EXERCISE PROMPT | Leave out all pictures. Return exactly the lines from the top of the material through the line containing "from matplotlib.transforms import".

Begin MATERIAL SUPPLIED

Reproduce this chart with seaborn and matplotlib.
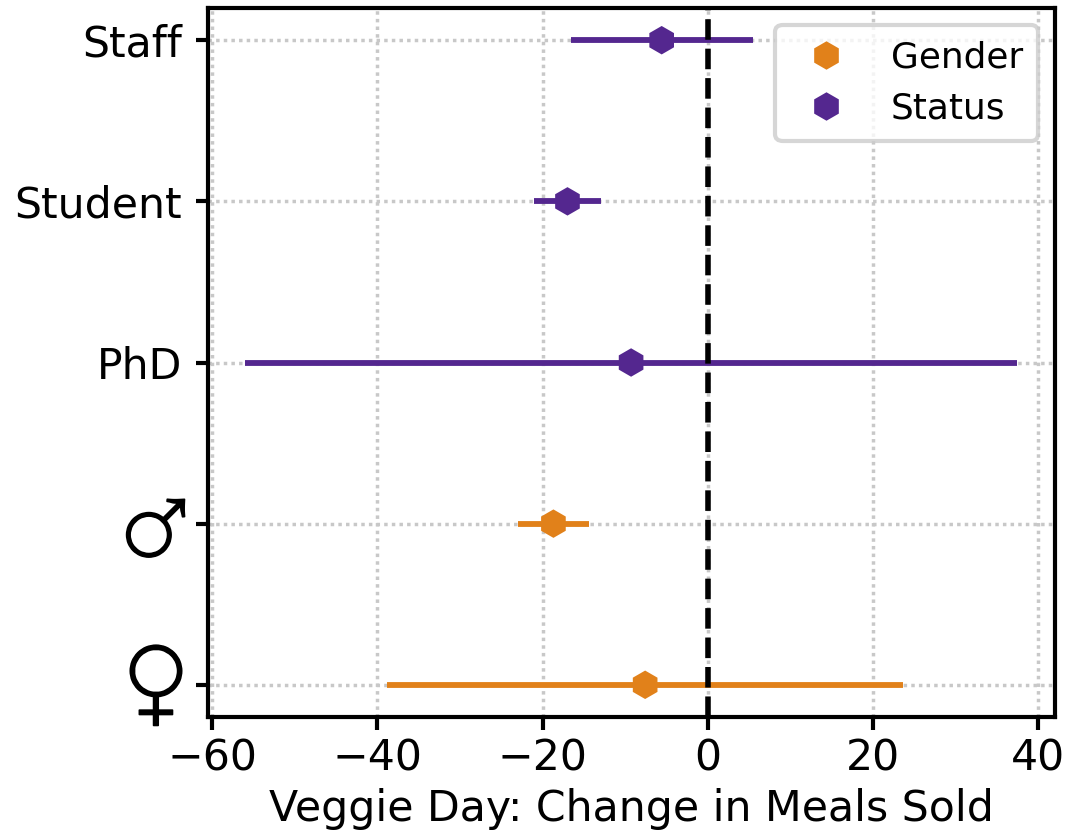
import numpy as np
import pandas as pd
import seaborn as sns
import matplotlib.pyplot as plt
import matplotlib.patheffects as pe
from matplotlib.transforms import ScaledTranslation

# values
labels = ["\u2640", "\u2642", "PhD", "Student", "Staff"]
groups = ["Gender", "Gender", "Status", "Status", "Status"]
effect = [-7.6, -18.7, -9.3, -17.0, -5.6]
ci_low = [-38.9, -23.0, -56.0, -21.0, -16.6]
ci_high = [23.6, -14.4, 37.4, -12.9, 5.4]

colors = {"Gender": "#e1811a", "Status": "#54278f"}

df = pd.DataFrame({"label": labels, "group": groups, "effect": effect,
                   "low": ci_low, "high": ci_high})
df["y"] = np.arange(len(df))

sns.set_style("ticks", {"axes.edgecolor": "black", "text.color": "black",
                        "axes.labelcolor": "black", "xtick.color": "black",
                        "ytick.color": "black"})
plt.rcParams['font.family'] = ['DejaVu Sans']

fig, ax = plt.subplots(figsize=(10.69, 8.40), dpi=100)
fig.subplots_adjust(left=0.1946, right=0.9869, top=0.9905, bottom=0.1464)

# confidence intervals
for _, row in df.iterrows():
    ax.plot([row["low"], row["high"]], [row["y"], row["y"]],
            color=colors[row["group"]], lw=4.2, solid_capstyle="butt", zorder=3)

sns.scatterplot(data=df, x="effect", y="y", hue="group", palette=colors,
                marker="h", s=420, linewidth=0, ax=ax, zorder=4)

ax.axvline(0, color="black", linestyle="dashed", lw=4, zorder=5)

ax.grid(True, color="#c8c8c8", linestyle=(0, (1, 1.2)), lw=2.5)
ax.set_axisbelow(True)
ax.set_xlim(-60.5, 42.0)
ax.set_ylim(-0.2, 4.2)
ax.set_xticks([-60, -40, -20, 0, 20, 40])
ax.set_yticks(df["y"])
ax.set_yticklabels(labels)
ax.tick_params(axis="x", labelsize=30.7, width=3, length=9, pad=6)
ax.tick_params(axis="y", labelsize=30.7, width=3, length=9, pad=9.5)
# gender symbols are drawn much bigger than the other labels, nudged and thickened
sym = ax.get_yticklabels()
sym[0].set_fontsize(60)
sym[1].set_fontsize(52)
nudge = [(0.14, 0.11), (0.08, 0.02)]
for t, (dx, dy) in zip(sym[:2], nudge):
    t.set_family(["Andika", "DejaVu Sans"])
    t.set_path_effects([pe.withStroke(linewidth=1.2, foreground="black")])
    t.set_transform(t.get_transform() + ScaledTranslation(dx, dy, fig.dpi_scale_trans))

for s in ax.spines.values():
    s.set_linewidth(3)
    s.set_visible(True)

ax.set_xlabel("Veggie Day: Change in Meals Sold", fontsize=30.7, labelpad=6)
ax.set_ylabel("")

leg = ax.legend(loc="upper right", fontsize=25.8, frameon=True,
                borderpad=0.42, labelspacing=0.5, handletextpad=0.8,
                bbox_to_anchor=(0.98, 0.976), borderaxespad=0)
leg.get_frame().set_linewidth(3)
leg.get_frame().set_edgecolor("#cccccc")

fig.savefig("out.png", dpi=100)
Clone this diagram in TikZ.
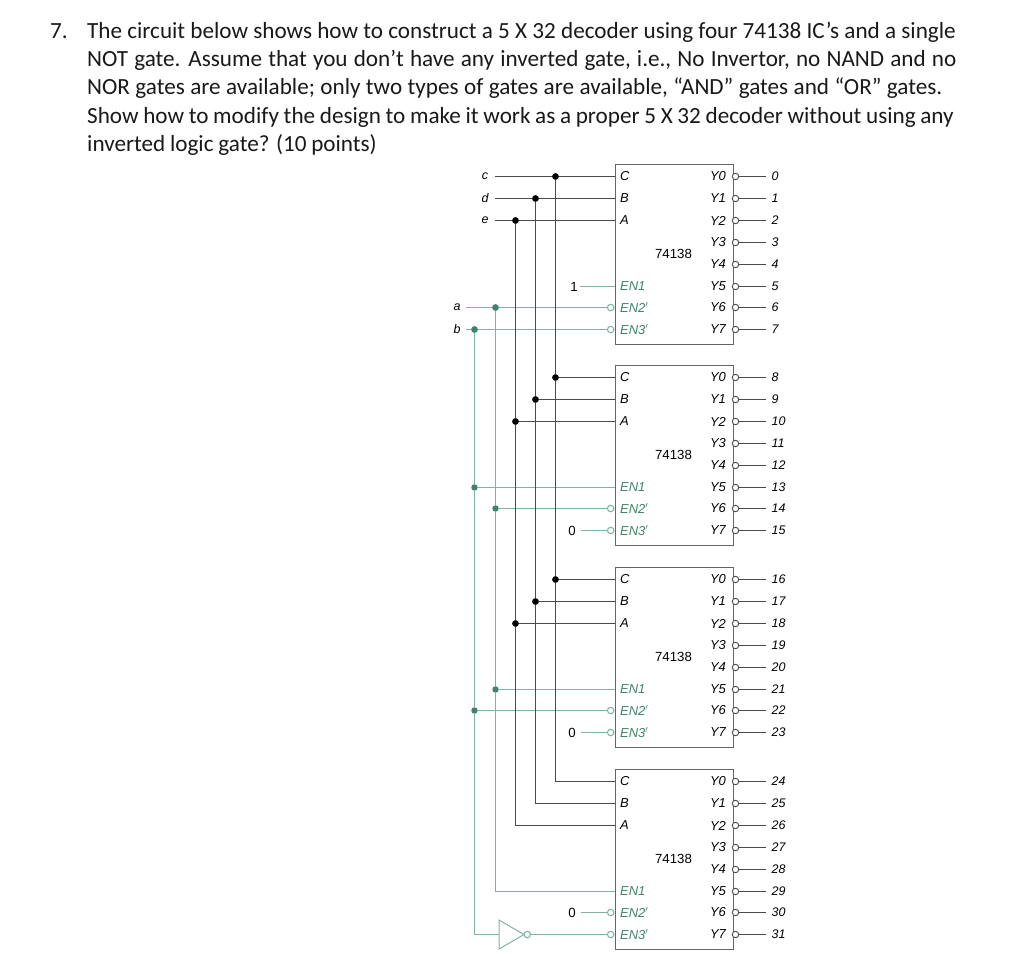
\documentclass[tikz,border=0pt]{standalone}
\usepackage{fontspec}
\setmainfont{Carlito}
\newfontfamily\helv{Liberation Sans}
\definecolor{wgreen}{HTML}{7FB5A0}
\definecolor{dgreen}{HTML}{3F8468}
\definecolor{wgray}{HTML}{4A4A4A}
\tikzset{
  chipbox/.style={draw=wgray!85,line width=1bp,fill=white,minimum width=118bp,minimum height=180bp,inner sep=0pt,anchor=north west},
  blk/.style={draw=wgray,line width=1bp},
  grn/.style={draw=wgreen,line width=1bp},
  bdot/.style={circle,fill=black,inner sep=0pt,minimum size=6.5pt},
  gdot/.style={circle,fill=dgreen,inner sep=0pt,minimum size=6.5pt},
  bubK/.style={circle,draw=wgray,fill=white,line width=0.9pt,inner sep=0pt,minimum size=6.5pt},
  bubG/.style={circle,draw=wgreen,fill=white,line width=1.1pt,inner sep=0pt,minimum size=6.5pt},
  sig/.style={font=\helv\fontsize{12.5}{14}\selectfont\itshape,inner sep=0pt},
  pinl/.style={sig,anchor=west,font=\helv\fontsize{13}{15}\selectfont\itshape},
  enl/.style={sig,anchor=west,text=dgreen,font=\helv\fontsize{13}{15}\selectfont\itshape},
  yl/.style={sig,font=\helv\fontsize{13}{15}\selectfont\itshape},
  plain/.style={font=\helv\fontsize{13.3}{15}\selectfont,inner sep=0pt},
  para/.style={font=\fontsize{23.24}{28}\selectfont,anchor=base west,inner sep=0pt,text=black!90},
}
\begin{document}
\begin{tikzpicture}[x=1bp,y=-1bp]
\useasboundingbox (0,0) rectangle (1024,954);
% heading text
\node[para] (n7) at (50,38) {7.};
\node[para] (p1) at (87,38) {The circuit below shows how to construct a 5 X 32 decoder using four 74138 IC’s and a single};
\node[para] (p2) at (87,66) {\spaceskip=6.2pt NOT gate. Assume that you don’t have any inverted gate, i.e., No Invertor, no NAND and no};
\node[para] (p3) at (87,94) {\spaceskip=5.45pt NOR gates are available; only two types of gates are available, “AND” gates and “OR” gates.};
\node[para] (p4) at (87,123) {\spaceskip=4.7pt Show how to modify the design to make it work as a proper 5 X 32 decoder without using any};
\node[para] (p5) at (87,151) {\spaceskip=4.8pt inverted logic gate? (10 points)};
% chips and pins
\foreach \n/\t in {1/163.5,2/364.5,3/566.5,4/768.5}{
  \node[chipbox] (chip\n) at (614.5,\t) {};
  \node[plain] (name\n) at (673.5,\t+90) {74138};
  \coordinate (\n C) at (614.5,\t+13);
  \coordinate (\n B) at (614.5,\t+35);
  \coordinate (\n A) at (614.5,\t+57);
  \coordinate (\n E1) at (614.5,\t+123);
  \coordinate (\n E2) at (614.5,\t+144);
  \coordinate (\n E3) at (614.5,\t+166);
  \node[pinl] (lC\n) at (620,\t+13) {C};
  \node[pinl] (lB\n) at (620,\t+35) {B};
  \node[pinl] (lA\n) at (620,\t+57) {A};
  \node[enl] (lE1\n) at (620,\t+123) {EN1};
  \node[enl] (lE2\n) at (620,\t+144) {EN2$'$};
  \node[enl] (lE3\n) at (620,\t+166) {EN3$'$};
  \node[bubG] (b2\n) at (610.7,\t+144) {};
  \node[bubG] (b3\n) at (610.7,\t+166) {};
  \foreach \k/\o in {0/13,1/35,2/57,3/79,4/101,5/123,6/144,7/166}{
    \pgfmathtruncatemacro{\num}{(\n-1)*8+\k}
    \node[yl] (y\n\k) at (718,\t+\o) {Y\k};
    \node[bubK] (yb\n\k) at (735.5,\t+\o) {};
    \node[sig,anchor=west] (out\num) at (771.5,\t+\o) {\num};
    \coordinate (oute\num) at (766,\t+\o);
    \draw[blk] (yb\n\k) -- (oute\num);
  }
}
% input labels and free ends
\node[sig] (lc) at (485,176.5) {c};
\node[sig] (ld) at (485,198.5) {d};
\node[sig] (le) at (485,220.5) {e};
\node[sig] (la) at (457,307.5) {a};
\node[sig] (lb) at (457,329.5) {b};
\coordinate (wc) at (495,176.5);
\coordinate (wd) at (495,198.5);
\coordinate (we) at (495,220.5);
\coordinate (wa) at (466,307.5);
\coordinate (wb) at (466,329.5);
% green buses first
\node[gdot] (ga1) at (495.5,307.5) {};
\node[gdot] (gb1) at (474.5,329.5) {};
\node[gdot] (gb2) at (474.5,487.5) {};
\node[gdot] (ga2) at (495.5,508.5) {};
\node[gdot] (ga3) at (495.5,689.5) {};
\node[gdot] (gb3) at (474.5,710.5) {};
\coordinate (ga4) at (495.5,891.5);
\coordinate (gb4) at (474.5,934.5);
\node[bubG] (invb) at (527.3,934.5) {};
\coordinate (invt) at (499,920);
\coordinate (invm) at (499,934.5);
\coordinate (invp) at (524,934.5);
\coordinate (invd) at (499,949);
\draw[grn] (wa) -- (b21);
\draw[grn] (wb) -- (b31);
\draw[grn] (gb1) -- (gb2) -- (gb3) -- (gb4) -- (invm);
\draw[grn] (ga1) -- (ga2) -- (ga3) -- (ga4) -- (4E1);
\draw[grn] (gb2) -- (2E1);
\draw[grn] (ga2) -- (b22);
\draw[grn] (ga3) -- (3E1);
\draw[grn] (gb3) -- (b23);
\draw[grn,fill=white] (invt) -- (invp) -- (invd) -- cycle;
\draw[grn] (invb) -- (b34);
% black buses
\node[bdot] (dc1) at (555.5,176.5) {};
\node[bdot] (dd1) at (535.5,198.5) {};
\node[bdot] (de1) at (515.5,220.5) {};
\node[bdot] (dc2) at (555.5,377.5) {};
\node[bdot] (dd2) at (535.5,399.5) {};
\node[bdot] (de2) at (515.5,421.5) {};
\node[bdot] (dc3) at (555.5,579.5) {};
\node[bdot] (dd3) at (535.5,601.5) {};
\node[bdot] (de3) at (515.5,623.5) {};
\coordinate (dc4) at (555.5,781.5);
\coordinate (dd4) at (535.5,803.5);
\coordinate (de4) at (515.5,825.5);
\draw[blk] (wc) -- (1C);
\draw[blk] (wd) -- (1B);
\draw[blk] (we) -- (1A);
\foreach \v in {c,d,e}{ \draw[blk] (d\v1) -- (d\v2) -- (d\v3) -- (d\v4); }
\draw[blk] (dc2) -- (2C);
\draw[blk] (dd2) -- (2B);
\draw[blk] (de2) -- (2A);
\draw[blk] (dc3) -- (3C);
\draw[blk] (dd3) -- (3B);
\draw[blk] (de3) -- (3A);
\draw[blk] (dc4) -- (4C);
\draw[blk] (dd4) -- (4B);
\draw[blk] (de4) -- (4A);
% constants
\node[plain] (k1) at (574,286.5) {1};
\node[plain] (k2) at (572,530.5) {0};
\node[plain] (k3) at (572,732.5) {0};
\node[plain] (k4) at (572,912.5) {0};
\coordinate (k1e) at (580,286.5);
\coordinate (k2e) at (581,530.5);
\coordinate (k3e) at (581,732.5);
\coordinate (k4e) at (581,912.5);
\draw[grn] (k1e) -- (1E1);
\draw[grn] (k2e) -- (b32);
\draw[grn] (k3e) -- (b33);
\draw[grn] (k4e) -- (b24);
% redraw dots so they sit on top
\foreach \v in {c,d,e}{ \foreach \i in {1,2,3}{ \node[bdot] at (d\v\i) {}; } }
\node[gdot] at (ga1) {};
\node[gdot] at (gb1) {};
\end{tikzpicture}
\end{document}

End MATERIAL SUPPLIED

TASK OUTPUT |
Reproduce this chart with seaborn and matplotlib.
import numpy as np
import pandas as pd
import seaborn as sns
import matplotlib.pyplot as plt
import matplotlib.patheffects as pe
from matplotlib.transforms import ScaledTranslation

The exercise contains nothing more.